Everything you need to know about RFK Jr., MAHA, and ‘glypho-gate’
Okay wait, I have to know — how did we get to a point where the safety of the stuff sprayed on our food became *political theater* instead of just, you know, good science?
I went down a rabbit hole on this and I'm genuinely fascinated by what's happening here. RFK Jr.'s "Make America Healthy Again" movement has this undeniable appeal because it taps into something real — people ARE worried about what's in their food, and honestly, shouldn't they be? But here's where it gets complicated: the moment health becomes a cultural identity rather than a biochemistry problem, we've lost the plot. Glyphosate is either safe at the levels we're exposed to, or it isn't. That's a testable question with an answer that doesn't care about your political affiliation, right?

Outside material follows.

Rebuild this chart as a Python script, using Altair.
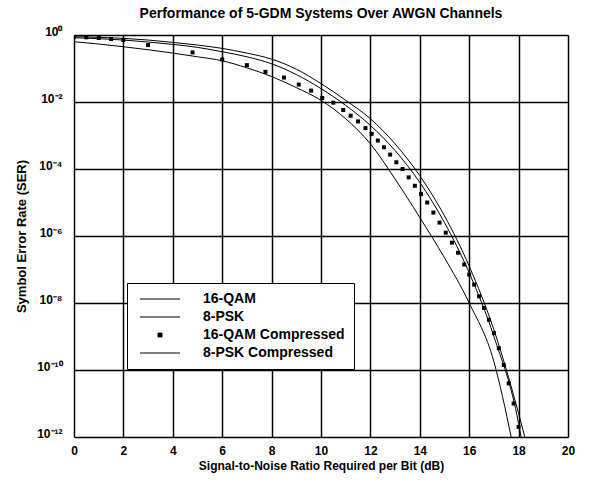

What really gets me is how this overshadows the actual interesting conversations we should be having. Like, why DO we accept certain chemical residues on food when alternatives exist? Why is the regulatory process so opaque that people don't trust it? These aren't fringe questions — they're reasonable. But they get buried under culture war noise, and suddenly we're arguing about whether someone's motives are pure instead of examining the evidence itself.
The "glypho-gate" framing itself tells you everything. We've turned science into gossip. We've turned risk assessment into tribal affiliation. And I think that's the thing that actually worries me more than any specific chemical ever could — not what's on our food, but what's happened to how we talk about what's on our food.